Apply this identity to $$x_2^3 - x_1^3$$:
$$x_2^3 - x_1^3 = (x_2 - x_1)(x_2^2 + x_1x_2 + x_1^2)$$
Substitute this back into the gradient formula:
$$m = \frac{(x_2 - x_1)(x_2^2 + x_1x_2 + x_1^2) + 3(x_2 - x_1)}{x_2 - x_1}$$
Factor out the common term $$(x_2 - x_1)$$ from the numerator:
$$m = \frac{(x_2 - x_1)[(x_2^2 + x_1x_2 + x_1^2) + 3]}{x_2 - x_1}$$
Assuming $$x_1 \neq x_2$$ (as they are distinct points forming a chord), we can cancel the $$(x_2 - x_1)$$ term from the numerator and denominator:
$$m = x_1^2 + x_1x_2 + x_2^2 + 3$$
This is the general expression for the gradient of the chord joining points with abscissae $$x_1$$ and $$x_2$$.
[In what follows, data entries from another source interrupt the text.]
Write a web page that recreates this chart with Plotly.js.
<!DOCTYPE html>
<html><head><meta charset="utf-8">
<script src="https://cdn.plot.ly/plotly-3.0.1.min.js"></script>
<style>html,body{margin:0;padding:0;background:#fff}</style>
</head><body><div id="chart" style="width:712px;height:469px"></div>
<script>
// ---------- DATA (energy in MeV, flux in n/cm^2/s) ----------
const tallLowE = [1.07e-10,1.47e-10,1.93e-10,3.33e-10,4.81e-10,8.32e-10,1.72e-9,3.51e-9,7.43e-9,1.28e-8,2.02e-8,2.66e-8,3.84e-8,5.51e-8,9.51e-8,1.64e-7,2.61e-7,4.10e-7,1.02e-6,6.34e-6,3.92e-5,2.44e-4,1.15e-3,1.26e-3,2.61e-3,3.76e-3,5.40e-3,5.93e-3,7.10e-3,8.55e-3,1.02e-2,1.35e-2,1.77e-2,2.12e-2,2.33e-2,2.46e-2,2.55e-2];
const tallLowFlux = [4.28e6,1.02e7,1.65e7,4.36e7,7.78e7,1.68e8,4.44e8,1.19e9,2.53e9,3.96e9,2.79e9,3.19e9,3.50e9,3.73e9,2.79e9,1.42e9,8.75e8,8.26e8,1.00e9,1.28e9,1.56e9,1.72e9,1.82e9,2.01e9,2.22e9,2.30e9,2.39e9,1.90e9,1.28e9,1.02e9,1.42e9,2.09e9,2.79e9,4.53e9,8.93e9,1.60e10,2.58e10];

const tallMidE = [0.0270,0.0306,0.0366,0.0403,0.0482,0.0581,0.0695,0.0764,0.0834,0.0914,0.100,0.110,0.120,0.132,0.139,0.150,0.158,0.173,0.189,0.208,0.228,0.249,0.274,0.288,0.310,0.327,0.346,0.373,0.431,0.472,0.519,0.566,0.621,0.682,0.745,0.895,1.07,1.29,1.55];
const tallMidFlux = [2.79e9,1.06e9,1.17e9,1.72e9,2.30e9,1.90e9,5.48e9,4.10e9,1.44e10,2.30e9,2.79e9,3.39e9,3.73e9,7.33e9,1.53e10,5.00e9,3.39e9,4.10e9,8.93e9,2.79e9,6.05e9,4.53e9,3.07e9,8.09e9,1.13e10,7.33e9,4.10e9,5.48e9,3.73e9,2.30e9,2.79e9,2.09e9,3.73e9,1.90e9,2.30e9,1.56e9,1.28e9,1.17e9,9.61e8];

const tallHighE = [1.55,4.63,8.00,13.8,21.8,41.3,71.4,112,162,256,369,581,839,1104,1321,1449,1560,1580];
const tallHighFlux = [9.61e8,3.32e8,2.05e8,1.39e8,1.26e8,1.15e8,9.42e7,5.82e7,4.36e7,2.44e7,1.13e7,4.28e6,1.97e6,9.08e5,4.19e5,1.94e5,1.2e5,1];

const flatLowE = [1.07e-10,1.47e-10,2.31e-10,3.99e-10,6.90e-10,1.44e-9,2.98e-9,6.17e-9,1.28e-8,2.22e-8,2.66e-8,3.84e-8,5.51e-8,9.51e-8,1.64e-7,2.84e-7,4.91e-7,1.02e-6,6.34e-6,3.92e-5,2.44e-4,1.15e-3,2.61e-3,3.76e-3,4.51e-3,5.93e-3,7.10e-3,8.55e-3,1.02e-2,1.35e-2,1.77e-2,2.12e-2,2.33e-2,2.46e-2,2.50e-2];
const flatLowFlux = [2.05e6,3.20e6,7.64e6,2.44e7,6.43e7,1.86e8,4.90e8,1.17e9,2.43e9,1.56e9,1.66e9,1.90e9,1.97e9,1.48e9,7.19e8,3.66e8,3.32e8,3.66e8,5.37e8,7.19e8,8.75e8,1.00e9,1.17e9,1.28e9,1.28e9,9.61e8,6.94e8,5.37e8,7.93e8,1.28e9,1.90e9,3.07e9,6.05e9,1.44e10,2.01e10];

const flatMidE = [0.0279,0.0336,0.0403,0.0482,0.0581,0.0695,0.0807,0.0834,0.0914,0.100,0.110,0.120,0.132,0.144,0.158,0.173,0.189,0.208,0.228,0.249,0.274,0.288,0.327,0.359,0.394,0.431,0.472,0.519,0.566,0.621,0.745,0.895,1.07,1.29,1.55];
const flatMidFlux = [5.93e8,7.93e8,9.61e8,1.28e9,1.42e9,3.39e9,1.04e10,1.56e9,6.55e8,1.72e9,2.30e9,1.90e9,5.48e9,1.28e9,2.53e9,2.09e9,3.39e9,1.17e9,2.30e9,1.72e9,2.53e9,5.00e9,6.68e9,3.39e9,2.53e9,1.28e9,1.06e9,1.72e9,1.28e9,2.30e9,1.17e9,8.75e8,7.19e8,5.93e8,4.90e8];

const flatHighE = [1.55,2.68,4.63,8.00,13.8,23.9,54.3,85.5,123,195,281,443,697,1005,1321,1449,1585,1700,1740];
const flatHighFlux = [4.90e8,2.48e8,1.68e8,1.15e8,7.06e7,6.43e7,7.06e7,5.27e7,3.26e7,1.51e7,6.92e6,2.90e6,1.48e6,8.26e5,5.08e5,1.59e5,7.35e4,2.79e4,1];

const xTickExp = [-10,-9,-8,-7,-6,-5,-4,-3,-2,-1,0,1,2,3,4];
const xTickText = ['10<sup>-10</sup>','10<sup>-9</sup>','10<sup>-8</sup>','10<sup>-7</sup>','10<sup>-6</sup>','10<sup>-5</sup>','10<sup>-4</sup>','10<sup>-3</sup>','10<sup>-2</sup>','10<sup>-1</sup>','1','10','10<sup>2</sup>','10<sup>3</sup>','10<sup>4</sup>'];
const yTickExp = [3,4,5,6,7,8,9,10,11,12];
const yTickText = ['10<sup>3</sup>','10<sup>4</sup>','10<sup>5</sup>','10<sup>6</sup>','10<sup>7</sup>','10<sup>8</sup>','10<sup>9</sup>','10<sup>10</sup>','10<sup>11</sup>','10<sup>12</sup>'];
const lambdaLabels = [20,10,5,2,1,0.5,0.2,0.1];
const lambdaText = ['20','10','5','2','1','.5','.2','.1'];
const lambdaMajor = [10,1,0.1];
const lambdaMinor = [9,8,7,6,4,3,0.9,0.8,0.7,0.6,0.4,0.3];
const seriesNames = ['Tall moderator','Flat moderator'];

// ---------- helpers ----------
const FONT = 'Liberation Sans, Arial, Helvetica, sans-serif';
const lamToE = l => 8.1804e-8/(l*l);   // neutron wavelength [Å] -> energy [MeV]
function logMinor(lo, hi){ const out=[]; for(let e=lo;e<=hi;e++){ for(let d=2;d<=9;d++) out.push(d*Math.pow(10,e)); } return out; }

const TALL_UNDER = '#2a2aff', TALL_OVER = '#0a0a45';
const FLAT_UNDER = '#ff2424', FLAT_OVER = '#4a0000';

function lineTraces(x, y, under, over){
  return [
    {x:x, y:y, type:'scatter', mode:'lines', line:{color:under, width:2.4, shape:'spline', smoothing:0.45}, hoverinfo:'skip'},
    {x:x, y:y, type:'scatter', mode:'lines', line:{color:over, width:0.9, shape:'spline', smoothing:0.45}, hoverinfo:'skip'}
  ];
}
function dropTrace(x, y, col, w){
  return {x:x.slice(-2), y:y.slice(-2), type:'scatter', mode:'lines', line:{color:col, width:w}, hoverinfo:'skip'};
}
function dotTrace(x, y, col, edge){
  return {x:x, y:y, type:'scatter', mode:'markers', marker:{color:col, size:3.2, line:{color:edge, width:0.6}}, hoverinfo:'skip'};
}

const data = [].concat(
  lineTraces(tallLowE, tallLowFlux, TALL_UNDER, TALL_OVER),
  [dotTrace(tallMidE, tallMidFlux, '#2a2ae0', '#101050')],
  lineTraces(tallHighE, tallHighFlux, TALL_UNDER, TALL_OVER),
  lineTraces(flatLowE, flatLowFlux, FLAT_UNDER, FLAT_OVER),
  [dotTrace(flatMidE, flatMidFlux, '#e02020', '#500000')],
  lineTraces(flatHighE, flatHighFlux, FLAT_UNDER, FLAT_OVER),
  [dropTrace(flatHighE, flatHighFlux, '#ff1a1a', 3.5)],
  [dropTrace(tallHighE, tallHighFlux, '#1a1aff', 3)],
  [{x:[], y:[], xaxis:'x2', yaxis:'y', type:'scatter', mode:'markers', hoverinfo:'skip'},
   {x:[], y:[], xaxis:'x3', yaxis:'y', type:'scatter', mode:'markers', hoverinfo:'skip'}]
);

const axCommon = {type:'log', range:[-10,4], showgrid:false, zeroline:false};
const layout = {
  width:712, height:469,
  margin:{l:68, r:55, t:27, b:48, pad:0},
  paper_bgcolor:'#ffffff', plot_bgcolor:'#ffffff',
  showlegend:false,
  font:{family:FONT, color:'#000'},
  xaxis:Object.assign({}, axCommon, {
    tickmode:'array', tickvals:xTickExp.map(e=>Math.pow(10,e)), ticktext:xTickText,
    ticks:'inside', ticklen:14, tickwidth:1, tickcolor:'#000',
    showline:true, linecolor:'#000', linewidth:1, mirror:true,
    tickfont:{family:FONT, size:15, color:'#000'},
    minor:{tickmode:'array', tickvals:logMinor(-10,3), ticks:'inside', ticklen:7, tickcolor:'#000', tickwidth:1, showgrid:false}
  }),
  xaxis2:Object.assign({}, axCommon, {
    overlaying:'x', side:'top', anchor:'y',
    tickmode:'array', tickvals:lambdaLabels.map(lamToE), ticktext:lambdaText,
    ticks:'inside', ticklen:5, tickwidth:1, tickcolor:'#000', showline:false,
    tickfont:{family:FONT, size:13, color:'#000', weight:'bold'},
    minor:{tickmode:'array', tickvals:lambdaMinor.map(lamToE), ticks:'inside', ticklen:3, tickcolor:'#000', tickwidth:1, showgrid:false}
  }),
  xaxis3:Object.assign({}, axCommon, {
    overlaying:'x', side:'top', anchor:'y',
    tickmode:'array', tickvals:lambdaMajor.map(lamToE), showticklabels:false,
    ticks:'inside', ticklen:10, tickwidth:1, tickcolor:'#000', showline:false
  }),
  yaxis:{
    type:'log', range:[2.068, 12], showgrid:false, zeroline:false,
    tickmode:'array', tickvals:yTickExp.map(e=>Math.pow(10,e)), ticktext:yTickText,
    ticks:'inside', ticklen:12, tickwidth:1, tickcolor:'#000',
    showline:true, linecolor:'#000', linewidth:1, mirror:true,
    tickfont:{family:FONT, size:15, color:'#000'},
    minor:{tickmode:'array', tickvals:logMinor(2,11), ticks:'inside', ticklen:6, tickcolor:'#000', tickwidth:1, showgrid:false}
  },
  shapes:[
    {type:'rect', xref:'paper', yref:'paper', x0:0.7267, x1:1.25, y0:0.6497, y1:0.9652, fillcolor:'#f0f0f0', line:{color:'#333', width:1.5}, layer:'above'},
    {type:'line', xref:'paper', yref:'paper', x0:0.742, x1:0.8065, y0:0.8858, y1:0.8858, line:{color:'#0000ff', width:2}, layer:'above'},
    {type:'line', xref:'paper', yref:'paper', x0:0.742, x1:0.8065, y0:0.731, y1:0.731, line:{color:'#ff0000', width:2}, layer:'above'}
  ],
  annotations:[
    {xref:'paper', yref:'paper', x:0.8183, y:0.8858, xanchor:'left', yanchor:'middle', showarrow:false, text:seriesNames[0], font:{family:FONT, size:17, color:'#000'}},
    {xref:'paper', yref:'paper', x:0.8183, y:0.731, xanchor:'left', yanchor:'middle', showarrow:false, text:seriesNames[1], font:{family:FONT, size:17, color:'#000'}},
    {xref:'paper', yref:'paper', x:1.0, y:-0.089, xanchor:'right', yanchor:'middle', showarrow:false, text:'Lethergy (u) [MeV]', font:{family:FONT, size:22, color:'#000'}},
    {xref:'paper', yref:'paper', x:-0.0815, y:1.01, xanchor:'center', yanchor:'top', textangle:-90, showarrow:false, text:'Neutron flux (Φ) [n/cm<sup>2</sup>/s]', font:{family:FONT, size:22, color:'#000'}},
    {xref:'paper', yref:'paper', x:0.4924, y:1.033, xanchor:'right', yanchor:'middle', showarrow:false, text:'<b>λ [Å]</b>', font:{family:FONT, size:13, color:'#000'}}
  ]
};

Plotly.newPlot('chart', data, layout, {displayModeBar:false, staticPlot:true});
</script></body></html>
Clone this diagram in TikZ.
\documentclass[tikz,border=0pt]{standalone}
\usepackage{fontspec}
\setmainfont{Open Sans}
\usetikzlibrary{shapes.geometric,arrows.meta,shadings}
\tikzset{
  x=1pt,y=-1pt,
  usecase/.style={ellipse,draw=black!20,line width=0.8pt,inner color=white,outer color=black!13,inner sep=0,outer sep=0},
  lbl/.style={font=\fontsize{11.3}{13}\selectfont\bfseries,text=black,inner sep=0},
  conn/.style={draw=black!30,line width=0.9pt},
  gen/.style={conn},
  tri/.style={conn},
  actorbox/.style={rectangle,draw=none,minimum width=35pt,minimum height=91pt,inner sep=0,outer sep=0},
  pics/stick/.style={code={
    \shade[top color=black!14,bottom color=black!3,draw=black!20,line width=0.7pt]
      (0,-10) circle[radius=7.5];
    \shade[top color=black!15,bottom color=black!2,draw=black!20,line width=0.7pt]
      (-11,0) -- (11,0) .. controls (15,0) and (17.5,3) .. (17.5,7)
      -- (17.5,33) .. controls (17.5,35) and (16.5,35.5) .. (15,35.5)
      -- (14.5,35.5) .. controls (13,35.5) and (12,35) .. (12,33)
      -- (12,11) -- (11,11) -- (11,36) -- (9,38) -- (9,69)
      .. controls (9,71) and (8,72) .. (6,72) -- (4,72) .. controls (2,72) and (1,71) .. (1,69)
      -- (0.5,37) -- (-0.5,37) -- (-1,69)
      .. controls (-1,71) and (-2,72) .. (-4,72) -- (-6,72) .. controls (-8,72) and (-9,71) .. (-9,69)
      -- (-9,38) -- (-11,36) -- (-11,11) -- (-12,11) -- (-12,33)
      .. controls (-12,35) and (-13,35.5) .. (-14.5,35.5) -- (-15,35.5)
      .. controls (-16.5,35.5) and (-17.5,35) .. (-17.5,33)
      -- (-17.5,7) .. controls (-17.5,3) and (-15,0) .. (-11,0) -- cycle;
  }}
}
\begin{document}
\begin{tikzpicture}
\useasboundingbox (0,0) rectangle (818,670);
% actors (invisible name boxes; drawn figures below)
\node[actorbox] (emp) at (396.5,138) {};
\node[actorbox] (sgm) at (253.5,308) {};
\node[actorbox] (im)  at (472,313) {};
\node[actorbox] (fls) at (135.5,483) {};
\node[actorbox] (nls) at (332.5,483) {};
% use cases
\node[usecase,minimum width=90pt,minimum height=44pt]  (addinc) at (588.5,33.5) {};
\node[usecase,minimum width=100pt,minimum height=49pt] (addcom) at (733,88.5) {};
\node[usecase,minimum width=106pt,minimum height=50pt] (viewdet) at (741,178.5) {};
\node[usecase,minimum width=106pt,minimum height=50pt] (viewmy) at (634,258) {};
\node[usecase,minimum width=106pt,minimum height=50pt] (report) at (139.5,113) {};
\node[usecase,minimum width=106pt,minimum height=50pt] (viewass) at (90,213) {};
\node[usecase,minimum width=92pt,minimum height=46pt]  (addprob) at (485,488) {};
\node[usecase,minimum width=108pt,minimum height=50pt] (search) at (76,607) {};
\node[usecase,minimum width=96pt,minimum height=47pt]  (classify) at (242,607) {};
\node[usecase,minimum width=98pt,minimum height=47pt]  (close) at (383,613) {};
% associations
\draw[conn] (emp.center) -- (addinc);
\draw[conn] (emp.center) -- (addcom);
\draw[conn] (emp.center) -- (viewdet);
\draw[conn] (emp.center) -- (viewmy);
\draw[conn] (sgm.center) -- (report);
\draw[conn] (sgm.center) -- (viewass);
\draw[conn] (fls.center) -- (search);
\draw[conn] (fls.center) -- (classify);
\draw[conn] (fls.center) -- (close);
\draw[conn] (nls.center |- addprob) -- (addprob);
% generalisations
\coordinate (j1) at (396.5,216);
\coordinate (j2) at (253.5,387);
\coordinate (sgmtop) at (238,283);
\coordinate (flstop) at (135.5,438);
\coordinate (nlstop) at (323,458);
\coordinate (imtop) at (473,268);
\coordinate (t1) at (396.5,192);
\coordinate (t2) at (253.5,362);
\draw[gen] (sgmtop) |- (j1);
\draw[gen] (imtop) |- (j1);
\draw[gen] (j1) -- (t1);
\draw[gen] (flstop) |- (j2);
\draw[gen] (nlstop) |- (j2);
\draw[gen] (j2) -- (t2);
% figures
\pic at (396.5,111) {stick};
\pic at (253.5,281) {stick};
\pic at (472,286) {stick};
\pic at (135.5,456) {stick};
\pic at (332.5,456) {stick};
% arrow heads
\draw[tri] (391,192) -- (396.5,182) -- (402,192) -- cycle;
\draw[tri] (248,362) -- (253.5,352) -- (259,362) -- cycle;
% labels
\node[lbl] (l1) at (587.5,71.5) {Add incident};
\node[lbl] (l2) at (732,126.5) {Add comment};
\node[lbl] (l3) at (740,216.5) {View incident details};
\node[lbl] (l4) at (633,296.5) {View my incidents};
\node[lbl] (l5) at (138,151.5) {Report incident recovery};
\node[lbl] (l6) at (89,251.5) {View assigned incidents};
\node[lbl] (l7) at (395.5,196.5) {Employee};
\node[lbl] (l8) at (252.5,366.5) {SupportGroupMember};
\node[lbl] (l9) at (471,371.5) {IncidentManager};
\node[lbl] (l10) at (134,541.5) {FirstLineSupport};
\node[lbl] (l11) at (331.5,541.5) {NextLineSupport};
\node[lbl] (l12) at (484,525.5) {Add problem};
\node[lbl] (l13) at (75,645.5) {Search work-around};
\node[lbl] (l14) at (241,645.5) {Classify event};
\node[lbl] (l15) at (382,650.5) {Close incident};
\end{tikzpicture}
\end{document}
**step3** Deducing the gradient of the chord joining 1 and x

Now, we need to find the gradient of the chord joining the points with abscissae $$1$$ and $$x$$.
This means we set $$x_1 = 1$$ and $$x_2 = x$$ in the general gradient formula derived in the previous step:
$$m_{chord(1,x)} = 1^2 + (1)(x) + x^2 + 3$$
$$m_{chord(1,x)} = 1 + x + x^2 + 3$$
$$m_{chord(1,x)} = x^2 + x + 4$$
This is the expression for the gradient of the chord joining the points with abscissae $$1$$ and $$x$$.

**step4** Deducing the gradient of the tangent at the point with abscissa 1

The gradient of the tangent to the curve at a specific point is found by considering the limit of the gradient of the chord as the second point approaches the first point.
In this case, we have the chord joining points with abscissae $$1$$ and $$x$$. To find the gradient of the tangent at the point where the abscissa is $$1$$, we consider what happens to the expression for the chord's gradient as $$x$$ gets closer and closer to $$1$$.
The expression for the gradient of the chord joining $$1$$ and $$x$$ is $$x^2 + x + 4$$.
As $$x$$ approaches $$1$$, we substitute $$1$$ for $$x$$ into this expression:
$$m_{tangent(1)} = 1^2 + 1 + 4$$
$$m_{tangent(1)} = 1 + 1 + 4$$
$$m_{tangent(1)} = 6$$
Therefore, the gradient of the tangent at the point with abscissa $$1$$ is $$6$$.